▶ _Objective_
Can you write out all the lines word for word, with no pictures?

▶ _Data_

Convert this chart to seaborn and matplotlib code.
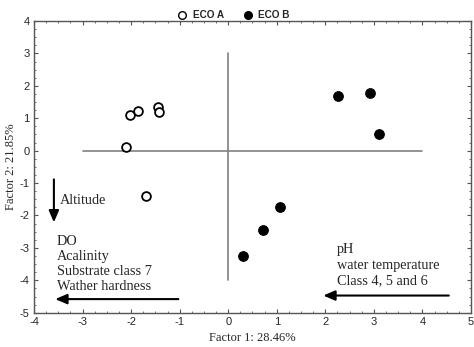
import matplotlib
matplotlib.use("Agg")
import matplotlib.pyplot as plt
from matplotlib.ticker import MultipleLocator
from matplotlib.lines import Line2D
import seaborn as sns
import pandas as pd

eco_a_x = [-2.02, -1.85, -1.45, -1.42, -2.11, -1.69]
eco_a_y = [1.11, 1.22, 1.36, 1.19, 0.10, -1.40]
eco_b_x = [2.26, 2.91, 3.10, 1.06, 0.72, 0.30]
eco_b_y = [1.69, 1.78, 0.52, -1.73, -2.45, -3.25]
groups = ["ECO A", "ECO B"]

df = pd.DataFrame({
    "x": eco_a_x + eco_b_x,
    "y": eco_a_y + eco_b_y,
    "group": [groups[0]] * len(eco_a_x) + [groups[1]] * len(eco_b_x),
})

sns.set_style("white")
plt.rcParams["axes.unicode_minus"] = False
fig = plt.figure(figsize=(4.74, 3.47), dpi=100)
ax = fig.add_axes([0.0717, 0.0988, 0.922, 0.8407])

ax.plot([0, 0], [-4, 3], color="#808080", lw=1.2, zorder=1)
ax.plot([-3, 4], [0, 0], color="#808080", lw=1.2, zorder=1)

sns.scatterplot(data=df[df.group == groups[0]], x="x", y="y", ax=ax, s=40,
                marker="o", facecolor="white", edgecolor="black", linewidth=1.3, zorder=3, legend=False)
sns.scatterplot(data=df[df.group == groups[1]], x="x", y="y", ax=ax, s=48,
                marker="o", color="black", edgecolor="black", linewidth=0.8, zorder=3, legend=False)

ax.set_xlim(-4, 5)
ax.set_ylim(-5, 4)
ax.xaxis.set_major_locator(MultipleLocator(1))
ax.yaxis.set_major_locator(MultipleLocator(1))
ax.xaxis.set_minor_locator(MultipleLocator(0.25))
ax.yaxis.set_minor_locator(MultipleLocator(0.25))
ax.tick_params(which="both", direction="in", top=True, right=True, bottom=True, left=True,
               color="#555555", labelsize=8, pad=3)
ax.tick_params(which="major", length=3, width=0.8)
ax.tick_params(which="minor", length=1.5, width=0.6)
for lab in ax.get_xticklabels() + ax.get_yticklabels():
    lab.set_family("Liberation Sans")
for sp in ax.spines.values():
    sp.set_color("#555555")
    sp.set_linewidth(1.0)

serif = "Liberation Serif"
ax.set_xlabel("Factor 1: 28.46%", family=serif, fontsize=9, labelpad=4)
ax.set_ylabel("Factor 2: 21.85%", family=serif, fontsize=9, labelpad=2)

arrowprops = dict(arrowstyle="-|>,head_length=0.7,head_width=0.3", color="black", lw=1.5)
ax.annotate("", xy=(-3.59, -2.3), xytext=(-3.59, -0.8), arrowprops=arrowprops)
ax.annotate("", xy=(-3.62, -4.58), xytext=(-0.97, -4.58), arrowprops=arrowprops)
ax.annotate("", xy=(1.9, -4.47), xytext=(4.6, -4.47), arrowprops=arrowprops)

fs = 10.3
ax.text(-3.46, -1.55, "Altitude", family=serif, fontsize=fs, va="center", ha="left")
ax.text(-3.53, -2.6, "DO\nAcalinity\nSubstrate class 7\nWather hardness", family=serif,
        fontsize=fs, va="top", ha="left", linespacing=1.2)
ax.text(2.24, -2.86, "pH\nwater temperature\nClass 4, 5 and 6", family=serif,
        fontsize=fs, va="top", ha="left", linespacing=1.22)

handles = [
    Line2D([], [], marker="o", ls="", markerfacecolor="white", markeredgecolor="black", markersize=5.5, markeredgewidth=1),
    Line2D([], [], marker="o", ls="", markerfacecolor="black", markeredgecolor="black", markersize=5.5),
]
fig.legend(handles, groups, loc="center", bbox_to_anchor=(0.487, 0.956), ncol=2, frameon=False,
           prop={"family": "Liberation Sans", "weight": "bold", "size": 7.2}, handletextpad=0.05,
           columnspacing=1.4)

fig.savefig("out.png", dpi=100)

▶ _Result_
Convert this chart to seaborn and matplotlib code.
import matplotlib
matplotlib.use("Agg")
import matplotlib.pyplot as plt
from matplotlib.ticker import MultipleLocator
from matplotlib.lines import Line2D
import seaborn as sns
import pandas as pd

eco_a_x = [-2.02, -1.85, -1.45, -1.42, -2.11, -1.69]
eco_a_y = [1.11, 1.22, 1.36, 1.19, 0.10, -1.40]
eco_b_x = [2.26, 2.91, 3.10, 1.06, 0.72, 0.30]
eco_b_y = [1.69, 1.78, 0.52, -1.73, -2.45, -3.25]
groups = ["ECO A", "ECO B"]

df = pd.DataFrame({
    "x": eco_a_x + eco_b_x,
    "y": eco_a_y + eco_b_y,
    "group": [groups[0]] * len(eco_a_x) + [groups[1]] * len(eco_b_x),
})

sns.set_style("white")
plt.rcParams["axes.unicode_minus"] = False
fig = plt.figure(figsize=(4.74, 3.47), dpi=100)
ax = fig.add_axes([0.0717, 0.0988, 0.922, 0.8407])

ax.plot([0, 0], [-4, 3], color="#808080", lw=1.2, zorder=1)
ax.plot([-3, 4], [0, 0], color="#808080", lw=1.2, zorder=1)

sns.scatterplot(data=df[df.group == groups[0]], x="x", y="y", ax=ax, s=40,
                marker="o", facecolor="white", edgecolor="black", linewidth=1.3, zorder=3, legend=False)
sns.scatterplot(data=df[df.group == groups[1]], x="x", y="y", ax=ax, s=48,
                marker="o", color="black", edgecolor="black", linewidth=0.8, zorder=3, legend=False)

ax.set_xlim(-4, 5)
ax.set_ylim(-5, 4)
ax.xaxis.set_major_locator(MultipleLocator(1))
ax.yaxis.set_major_locator(MultipleLocator(1))
ax.xaxis.set_minor_locator(MultipleLocator(0.25))
ax.yaxis.set_minor_locator(MultipleLocator(0.25))
ax.tick_params(which="both", direction="in", top=True, right=True, bottom=True, left=True,
               color="#555555", labelsize=8, pad=3)
ax.tick_params(which="major", length=3, width=0.8)
ax.tick_params(which="minor", length=1.5, width=0.6)
for lab in ax.get_xticklabels() + ax.get_yticklabels():
    lab.set_family("Liberation Sans")
for sp in ax.spines.values():
    sp.set_color("#555555")
    sp.set_linewidth(1.0)

serif = "Liberation Serif"
ax.set_xlabel("Factor 1: 28.46%", family=serif, fontsize=9, labelpad=4)
ax.set_ylabel("Factor 2: 21.85%", family=serif, fontsize=9, labelpad=2)

arrowprops = dict(arrowstyle="-|>,head_length=0.7,head_width=0.3", color="black", lw=1.5)
ax.annotate("", xy=(-3.59, -2.3), xytext=(-3.59, -0.8), arrowprops=arrowprops)
ax.annotate("", xy=(-3.62, -4.58), xytext=(-0.97, -4.58), arrowprops=arrowprops)
ax.annotate("", xy=(1.9, -4.47), xytext=(4.6, -4.47), arrowprops=arrowprops)

fs = 10.3
ax.text(-3.46, -1.55, "Altitude", family=serif, fontsize=fs, va="center", ha="left")
ax.text(-3.53, -2.6, "DO\nAcalinity\nSubstrate class 7\nWather hardness", family=serif,
        fontsize=fs, va="top", ha="left", linespacing=1.2)
ax.text(2.24, -2.86, "pH\nwater temperature\nClass 4, 5 and 6", family=serif,
        fontsize=fs, va="top", ha="left", linespacing=1.22)

handles = [
    Line2D([], [], marker="o", ls="", markerfacecolor="white", markeredgecolor="black", markersize=5.5, markeredgewidth=1),
    Line2D([], [], marker="o", ls="", markerfacecolor="black", markeredgecolor="black", markersize=5.5),
]
fig.legend(handles, groups, loc="center", bbox_to_anchor=(0.487, 0.956), ncol=2, frameon=False,
           prop={"family": "Liberation Sans", "weight": "bold", "size": 7.2}, handletextpad=0.05,
           columnspacing=1.4)

fig.savefig("out.png", dpi=100)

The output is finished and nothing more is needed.